Frederick M. Brown/Getty

On Wednesday, Trump took to Twitter to attack Nordstrom’s for dropping his daughter’s underperforming clothing line.

This is a very dense tweet. Trump seemingly admits to being a bad person who relies on his children to provide him with the moral compass that he otherwise lacks, while also using the office of the president to attack a company for hurting his daughter’s financial well-being.
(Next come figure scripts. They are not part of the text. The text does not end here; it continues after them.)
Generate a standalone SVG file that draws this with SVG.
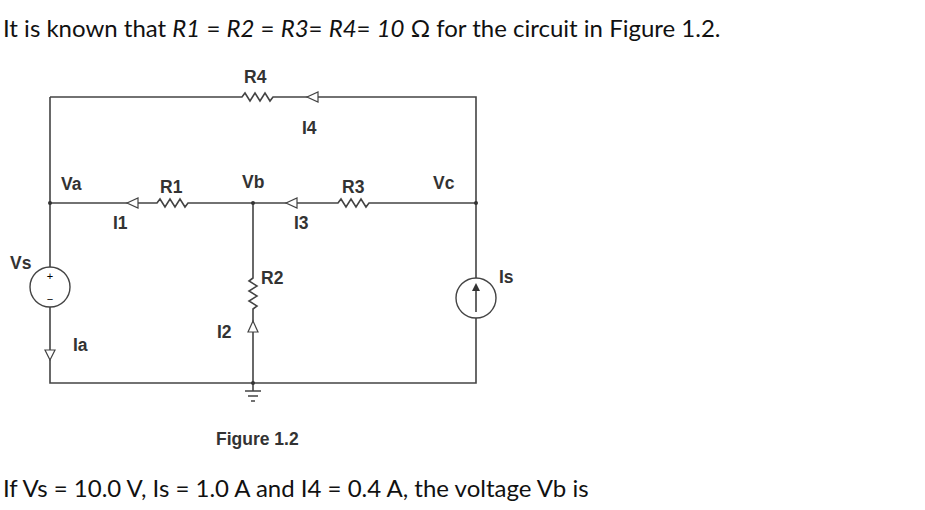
<svg xmlns="http://www.w3.org/2000/svg" width="925" height="510" viewBox="0 0 925 510">
<style>
.w{stroke:#444;stroke-width:1.6;fill:none}
.a{stroke:#444;stroke-width:1.2;fill:#fff}
.l{font-family:"Liberation Sans",Arial,sans-serif;font-weight:bold;font-size:17.5px;fill:#333}
.t{font-family:Lato,"Liberation Sans",sans-serif;font-size:24px;fill:#111}
</style>
<rect width="925" height="510" fill="#fff"/>
<text class="t" x="3" y="37">It is known that <tspan font-style="italic">R1</tspan> = <tspan font-style="italic">R2</tspan> = <tspan font-style="italic">R3</tspan>= <tspan font-style="italic">R4</tspan>= <tspan font-style="italic">10</tspan> Ω for the circuit in Figure 1.2.</text>
<g id="connectors">
<path class="w" d="M50 97H242l3-4 5 8 5-8 5 8 5-8 5 8 3-4H476V383H50V97"/>
<path class="w" d="M50 203H157l3-4 5 8 5-8 5 8 5-8 5 8 3-4H338l3-4 5 8 5-8 5 8 5-8 5 8 3-4H476"/>
<path class="w" d="M253 203V278l-4 3 8 5-8 5 8 5-8 5 8 5-4 3V383"/>
</g>
<g id="arrows">
<path class="a" d="M307 97l11-5v10z"/>
<path class="a" d="M127 203l11-5v10z"/>
<path class="a" d="M286 203l11-5v10z"/>
<path class="a" d="M253 321l-5 11h10z"/>
<path class="a" d="M50 360l-5-10h10z"/>
</g>
<g id="Vs"><circle cx="50" cy="287" r="20" fill="#fff" stroke="#444" stroke-width="1.4"/><text x="50" y="280" font-size="11" text-anchor="middle" font-family="Liberation Sans,sans-serif">+</text><text x="50" y="303" font-size="11" text-anchor="middle" font-family="Liberation Sans,sans-serif">−</text><text class="l" x="10" y="269">Vs</text></g>
<g id="Is"><circle cx="476" cy="298" r="20" fill="#fff" stroke="#444" stroke-width="1.4"/><path d="M476 312V288" stroke="#333" stroke-width="1.5"/><path d="M476 283l-4 8h8z" fill="#333"/><text class="l" x="499" y="283">Is</text></g>
<g id="gnd"><path d="M245 391h16M248 396h10M251 401h4" stroke="#444" stroke-width="1.4"/><path class="w" d="M253 383v8"/></g>
<g id="dots" fill="#333"><circle cx="50" cy="203" r="2"/><circle cx="253" cy="203" r="2"/><circle cx="476" cy="203" r="2"/><circle cx="253" cy="383" r="2"/></g>
<g id="labels">
<text class="l" x="244" y="83">R4</text>
<text class="l" x="302" y="134">I4</text>
<text class="l" x="61" y="190">Va</text>
<text class="l" x="160" y="193">R1</text>
<text class="l" x="242" y="188">Vb</text>
<text class="l" x="342" y="193">R3</text>
<text class="l" x="433" y="189">Vc</text>
<text class="l" x="113" y="229">I1</text>
<text class="l" x="294" y="229">I3</text>
<text class="l" x="261" y="284">R2</text>
<text class="l" x="217" y="338">I2</text>
<text class="l" x="73" y="351">Ia</text>
<text class="l" x="216" y="445">Figure 1.2</text>
</g>
<text class="t" x="3" y="497">If Vs = 10.0 V, Is = 1.0 A and I4 = 0.4 A, the voltage Vb is</text>
</svg>
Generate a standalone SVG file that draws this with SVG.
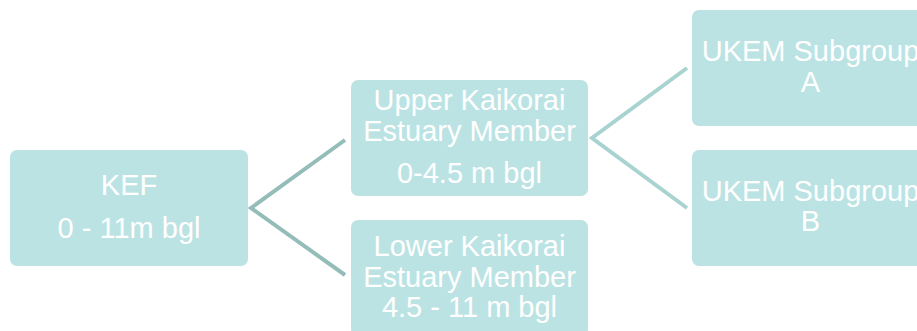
<svg xmlns="http://www.w3.org/2000/svg" width="917" height="331" viewBox="0 0 917 331">
<style>
.box{fill:#bce3e3;}
.t{font-family:"Liberation Sans",Arial,sans-serif;font-size:29px;fill:#ffffff;text-anchor:middle;}
.c1{stroke:#94bdba;stroke-width:4;fill:none;}
.c2{stroke:#a8d3d1;stroke-width:4;fill:none;}
</style>
<rect width="917" height="331" fill="#ffffff"/>
<g id="connectors">
<polyline class="c1" points="345,140 251,208 345,275"/>
<polyline class="c2" points="687,68 592,138 687,208"/>
</g>
<g id="kef">
<rect class="box" x="10" y="150" width="238" height="116" rx="7"/>
<text class="t" x="129" y="195">KEF</text>
<text class="t" x="129" y="238">0 - 11m bgl</text>
</g>
<g id="upper">
<rect class="box" x="351" y="80" width="237" height="116" rx="7"/>
<text class="t" x="469.5" y="109.5">Upper Kaikorai</text>
<text class="t" x="469.5" y="140.5">Estuary Member</text>
<text class="t" x="469.5" y="182.5">0-4.5 m bgl</text>
</g>
<g id="lower">
<rect class="box" x="351" y="220" width="237" height="116" rx="7"/>
<text class="t" x="469.5" y="255.5">Lower Kaikorai</text>
<text class="t" x="469.5" y="286.5">Estuary Member</text>
<text class="t" x="469.5" y="316.5">4.5 - 11 m bgl</text>
</g>
<g id="subA">
<rect class="box" x="692" y="10" width="237" height="116" rx="7"/>
<text class="t" x="810.5" y="61">UKEM Subgroup</text>
<text class="t" x="810.5" y="91.5">A</text>
</g>
<g id="subB">
<rect class="box" x="692" y="150" width="237" height="116" rx="7"/>
<text class="t" x="810.5" y="201">UKEM Subgroup</text>
<text class="t" x="810.5" y="231">B</text>
</g>
</svg>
It’s also an obvious conflict of interest. But when White House press secretary/gum boy Sean Spicer was asked about it at the daily briefing, he told the media that there was nothing to see here, folks. “I think this was less about his family business than an attack on his daughter,” Spicer said. “I think for people to take out their concern about his actions or his executive orders on members of his family, he has every right to stand up for his family and applaud their business activities, their success.” Again, Nordstrom’s said it dropped Ivanka’s line because it wasn’t performing well—that may have been a reflection of politics (i.e. people not buying Ivanka’s clothes because she defends and normalizes her bigoted father) but was not political in and of itself.

In Trump’s tweet there is no difference between the “family business” and his daughter. Trump sees an attack on the business as an attack on the daughter, and responds in kind. Spicer further blurred the lines between Trump’s business interests and his presidency by labeling the decision to drop Ivanka’s line a “direct attack” on the Trump White House, which it obviously isn’t. This is exactly the situation that critics have warned about for months—Trump is using his presidency to further his family’s financial interests. Nordstrom’s stock tanked after Trump tweeted—it has since rebounded, but that initial fall will surely make companies think twice before axing underperforming Trump brands.

At any rate, this wasn’t even the most egregious thing Spicer said at the briefing. He also said, “I can only hope that if Coretta Scott King was still with us, that she would support Senator Sessions’s nomination.” King, of course, wrote a letter calling Sessions a racist who worked to keep black people from voting in Alabama.